By Gabriel Gatehouse
British police have questioned a Russian dissident who met the former Russian agent Alexander Litvinenko days before his murder in London.
Sidelnikov met Litvinenko two days before he was fatally poisoned
Andrei Sidelnikov told the BBC that Russia's security service tried to stop him from leaving Russia and that he is seeking asylum in the UK.
Mr Litvinenko died of poisoning from radioactive polonium-210 last year.
The main suspect of British police, Andrei Lugovoi, is in Russia and has immunity from prosecution as an MP.
Mr Sidelnikov arrived in London from the Ukrainian capital Kiev on Sunday.
He said he met Mr Litvinenko on 30 October 2006. Two days later, the former FSB agent was poisoned with a fatal dose of polonium.
Detectives from Scotland Yard have questioned him about the meeting.
The Metropolitan Police could not confirm whether they were treating him as a witness in the case.
"We met in a cafe near Oxford Circus," Mr Sidelnikov told the BBC. The pair discussed the murder of Anna Politkovskaya.
Ms Politkovskaya, a journalist who was critical of the Kremlin's role in Chechnya, had been shot dead in the entrance to her apartment in Moscow less than a month earlier.
Mr Litvinenko said he was expecting some documents from Moscow that might prove his suspicion that the FSB - the main successor to the KGB - was involved in her killing.
Andrei Lugovoi is the main suspect of UK police in Litvinenko's death
The Russian authorities deny any involvement and no-one has been convicted in the case.
Mr Sidelnikov initially tried to fly out from Moscow, but was prevented from travelling by the FSB, the Federal Security Service.
He was given a signed document, seen by the BBC, which states that the FSB refused him permission to leave Russian territory, but gives no reason for the refusal.
He eventually made it to Ukraine overland, via neighbouring Belarus. From there he boarded a flight to London.
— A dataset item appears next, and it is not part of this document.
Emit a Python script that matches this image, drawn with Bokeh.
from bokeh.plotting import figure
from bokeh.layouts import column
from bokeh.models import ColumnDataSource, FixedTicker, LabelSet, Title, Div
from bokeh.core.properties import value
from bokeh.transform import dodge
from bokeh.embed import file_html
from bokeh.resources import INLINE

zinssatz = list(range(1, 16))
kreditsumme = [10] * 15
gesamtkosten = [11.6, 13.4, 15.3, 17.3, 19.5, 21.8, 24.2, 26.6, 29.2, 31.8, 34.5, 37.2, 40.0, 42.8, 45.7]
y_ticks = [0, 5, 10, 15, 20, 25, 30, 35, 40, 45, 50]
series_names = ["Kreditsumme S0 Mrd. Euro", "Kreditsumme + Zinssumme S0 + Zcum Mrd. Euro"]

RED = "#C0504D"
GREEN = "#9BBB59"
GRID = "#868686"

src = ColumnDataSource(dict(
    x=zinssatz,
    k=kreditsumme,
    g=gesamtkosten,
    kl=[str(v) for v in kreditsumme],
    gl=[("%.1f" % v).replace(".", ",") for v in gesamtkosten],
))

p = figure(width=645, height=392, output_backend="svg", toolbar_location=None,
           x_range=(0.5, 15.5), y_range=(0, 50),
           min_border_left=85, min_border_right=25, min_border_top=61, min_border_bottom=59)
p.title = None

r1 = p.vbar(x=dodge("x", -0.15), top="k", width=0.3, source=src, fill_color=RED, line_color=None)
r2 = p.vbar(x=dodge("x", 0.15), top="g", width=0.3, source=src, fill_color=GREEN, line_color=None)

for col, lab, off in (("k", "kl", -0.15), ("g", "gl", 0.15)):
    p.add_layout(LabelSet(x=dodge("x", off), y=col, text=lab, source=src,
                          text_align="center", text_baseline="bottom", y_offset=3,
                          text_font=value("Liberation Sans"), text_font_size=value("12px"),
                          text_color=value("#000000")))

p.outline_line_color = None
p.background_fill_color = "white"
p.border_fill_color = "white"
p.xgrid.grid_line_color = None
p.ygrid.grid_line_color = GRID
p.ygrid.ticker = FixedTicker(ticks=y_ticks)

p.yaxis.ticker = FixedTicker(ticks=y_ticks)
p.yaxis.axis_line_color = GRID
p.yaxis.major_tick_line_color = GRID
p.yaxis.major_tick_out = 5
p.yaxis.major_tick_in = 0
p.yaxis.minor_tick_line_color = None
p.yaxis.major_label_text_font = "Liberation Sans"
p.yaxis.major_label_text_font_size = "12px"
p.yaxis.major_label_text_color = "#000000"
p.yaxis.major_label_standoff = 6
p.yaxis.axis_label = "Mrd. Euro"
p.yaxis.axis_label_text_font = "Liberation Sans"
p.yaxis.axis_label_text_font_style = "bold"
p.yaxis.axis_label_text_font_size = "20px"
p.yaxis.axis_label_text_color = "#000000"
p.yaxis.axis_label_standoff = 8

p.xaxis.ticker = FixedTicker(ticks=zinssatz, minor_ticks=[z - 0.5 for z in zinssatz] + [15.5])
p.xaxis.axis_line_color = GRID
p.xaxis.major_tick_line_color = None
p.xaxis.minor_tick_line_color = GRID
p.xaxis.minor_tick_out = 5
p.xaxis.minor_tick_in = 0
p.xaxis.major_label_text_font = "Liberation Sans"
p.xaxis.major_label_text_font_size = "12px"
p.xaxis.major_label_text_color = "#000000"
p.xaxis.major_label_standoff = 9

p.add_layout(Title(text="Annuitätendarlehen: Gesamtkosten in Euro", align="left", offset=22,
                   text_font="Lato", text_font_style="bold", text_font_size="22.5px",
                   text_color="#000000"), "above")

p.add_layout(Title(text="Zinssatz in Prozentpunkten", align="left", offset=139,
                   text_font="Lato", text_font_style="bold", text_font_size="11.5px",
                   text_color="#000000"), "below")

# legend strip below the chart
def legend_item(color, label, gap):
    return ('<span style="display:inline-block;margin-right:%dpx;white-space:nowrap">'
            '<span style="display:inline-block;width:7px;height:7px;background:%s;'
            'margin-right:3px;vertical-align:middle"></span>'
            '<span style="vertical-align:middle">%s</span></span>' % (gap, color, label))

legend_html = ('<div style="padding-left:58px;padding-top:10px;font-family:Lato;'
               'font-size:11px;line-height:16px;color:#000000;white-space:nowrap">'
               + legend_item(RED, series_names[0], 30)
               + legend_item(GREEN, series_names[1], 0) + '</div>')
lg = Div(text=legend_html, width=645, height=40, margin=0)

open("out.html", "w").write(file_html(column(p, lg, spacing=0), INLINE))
Andrei Sidelnikov is the leader of "Pora", an opposition youth movement which advocates an Orange-style revolution to overthrow the government of Vladimir Putin. He said he feared for his life if he remained in Moscow.
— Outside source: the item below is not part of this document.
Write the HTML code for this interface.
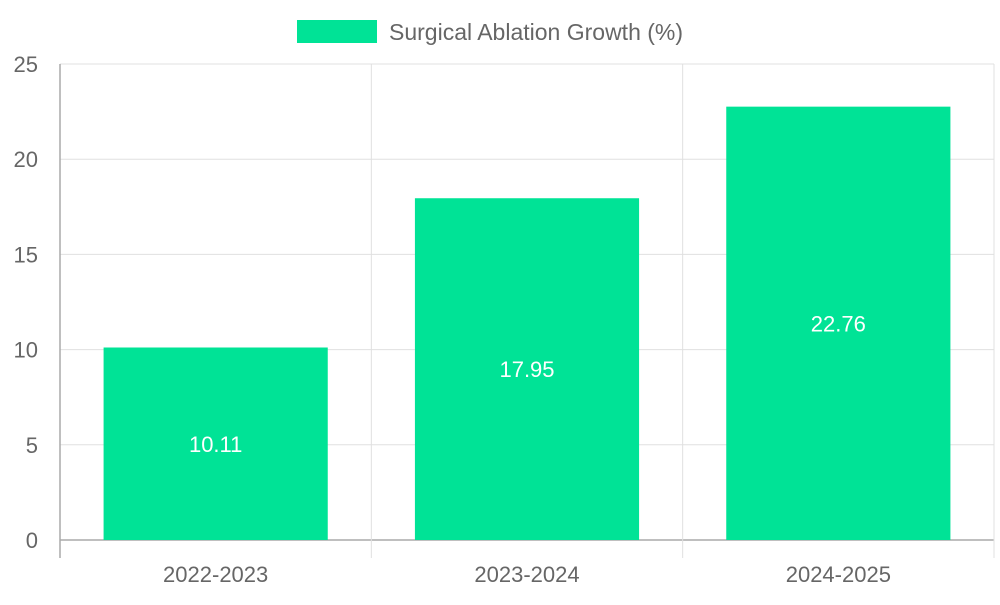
<!DOCTYPE html>
<html><head><meta charset="utf-8"><style>
body{margin:0;background:#fff;font-family:"Liberation Sans",sans-serif;}
svg text{font-family:"Liberation Sans",sans-serif;}
</style></head><body>
<svg id="c" width="1000" height="600"></svg>
<script>
const categories=["2022-2023","2023-2024","2024-2025"];
const values=[10.11,17.95,22.76];
const yTicks=[0,5,10,15,20,25];
const seriesName="Surgical Ablation Growth (%)";
const svg=document.getElementById('c');
const NS="http://www.w3.org/2000/svg";
const L=60,R=994,T=64,B=540,yMax=25;
const y=v=>B-(v/yMax)*(B-T);
const bw=(R-L)/categories.length;
const x=i=>L+bw*i;
function mk(tag,attrs,parent){const e=document.createElementNS(NS,tag);for(const k in attrs)e.setAttribute(k,attrs[k]);(parent||svg).appendChild(e);return e;}
// legend
let lg=mk('g',{});


mk('rect',{x:297,y:20,width:80,height:23,fill:'#00e396'},lg);
let lt=mk('text',{x:389,y:40,'font-size':23,fill:'#666'},lg);lt.textContent=seriesName;
// grid
yTicks.forEach(t=>{
 let g=mk('line',{x1:L,x2:R,y1:y(t),y2:y(t),stroke:t===0?'#aaa':'#e0e0e0','stroke-width':t===0?1.5:1});
 
 
 let tx=mk('text',{x:38,y:y(t)+8,'font-size':22,fill:'#666','text-anchor':'end'});
 
 
 tx.textContent=t;
});
for(let i=0;i<=categories.length;i++){
 let g=mk('line',{x1:x(i),x2:x(i),y1:T,y2:558,stroke:i===0?'#aaa':'#e0e0e0','stroke-width':i===0?1.5:1});
 
 
}
categories.forEach((c,i)=>{
 const cx=x(i)+bw/2,w=bw*0.72;
 let r=mk('rect',{x:cx-w/2,y:y(values[i]),width:w,height:B-y(values[i]),fill:'#00e396'});
 
 
 let v=mk('text',{x:cx,y:(y(values[i])+B)/2+8,'font-size':22,fill:'#fff','text-anchor':'middle'});
 
 
 v.textContent=values[i].toFixed(2);
 let t=mk('text',{x:cx,y:582,'font-size':22,fill:'#666','text-anchor':'middle'});
 
 
 t.textContent=c;
});
</script>
</body></html>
"I am very afraid about my life in Russia. When I saw the letter from the FSB, I thought that it was the end of my story in Russia."
The Russian embassy in London told the BBC they were aware of Mr Sidelnikov's arrival in the UK, but had no specific information about his case.
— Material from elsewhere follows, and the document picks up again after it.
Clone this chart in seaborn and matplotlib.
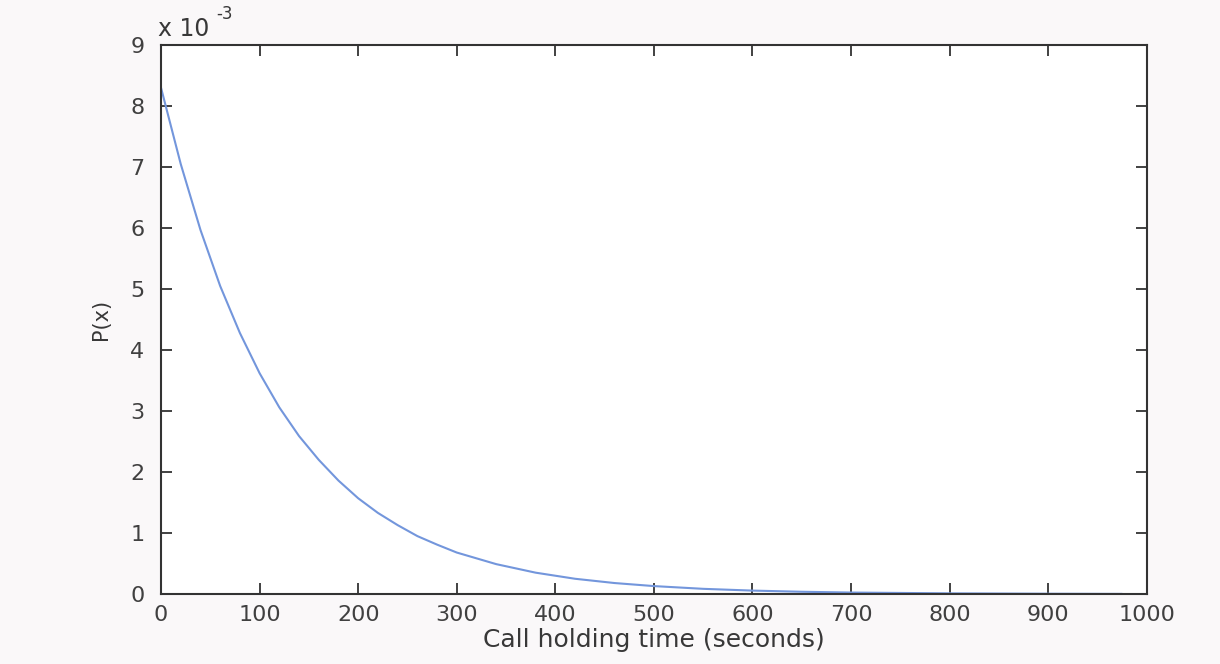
import numpy as np
import pandas as pd
import matplotlib
matplotlib.use("Agg")
import matplotlib.pyplot as plt
import seaborn as sns

# Call holding time (seconds) and P(x) in units of 1e-3
hold_time = [0, 20, 40, 60, 80, 100, 120, 140, 160, 180, 200, 220, 240, 260, 280,
             300, 340, 380, 420, 460, 500, 550, 600, 650, 700, 800, 900, 975]
p_x_e3 = [8.30, 7.05, 5.97, 5.05, 4.28, 3.62, 3.06, 2.59, 2.20, 1.86, 1.57, 1.33,
          1.13, 0.95, 0.81, 0.68, 0.49, 0.35, 0.25, 0.18, 0.13, 0.085, 0.056,
          0.037, 0.024, 0.011, 0.005, 0.002]
x_ticks = [0, 100, 200, 300, 400, 500, 600, 700, 800, 900, 1000]
y_ticks = [0, 1, 2, 3, 4, 5, 6, 7, 8, 9]

sns.set_theme(style="ticks")
plt.rcParams['font.family'] = ['DejaVu Sans']

df = pd.DataFrame({"x": hold_time, "p": p_x_e3})

fig = plt.figure(figsize=(12.2, 6.64), dpi=100, facecolor="#faf8f9")
ax = fig.add_axes([0.132, 0.1054, 0.808, 0.8266])
ax.set_facecolor("white")

sns.lineplot(data=df, x="x", y="p", ax=ax, color="#7396dc", linewidth=1.5)

ax.set_xlim(0, 1000)
ax.set_ylim(0, 9)
ax.set_xticks(x_ticks)
ax.set_yticks(y_ticks)
ax.set_xticklabels([str(t) for t in x_ticks])
ax.set_yticklabels([str(t) for t in y_ticks])
ax.tick_params(direction="in", length=8, width=1.3, colors="#333333",
               labelsize=16, top=True, right=True,
               labelcolor="#404040")
ax.tick_params(axis="x", pad=8)
ax.tick_params(axis="y", pad=12)
for s in ax.spines.values():
    s.set_visible(True)
    s.set_color("#333333")
    s.set_linewidth(1.5)

ax.set_xlabel("Call holding time (seconds)", fontsize=18, color="#383838", labelpad=2)
ax.set_ylabel("P(x)", fontsize=15, color="#383838", labelpad=14)
ax.text(-0.003, 1.008, "x 10", transform=ax.transAxes, fontsize=17,
        color="#383838", ha="left", va="bottom")
ax.text(0.056, 1.040, "-3", transform=ax.transAxes, fontsize=12,
        color="#383838", ha="left", va="bottom")

fig.savefig("out.png", dpi=100, facecolor=fig.get_facecolor())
A spokesman said his decision to apply for political asylum was a matter for the British authorities. The Home Office said they do not discuss the details of individual applications.
Mr Sidelnikov's case comes at a time of strained relations between Russia and the UK.
Britain is seeking the extradition of Andrei Lugovoi, the man police suspect of the murder of Alexander Litvinenko.
Russia has refused to extradite Mr Lugovoi who, as a newly-elected member of the Russian parliament, has immunity from prosecution. He denies the charges.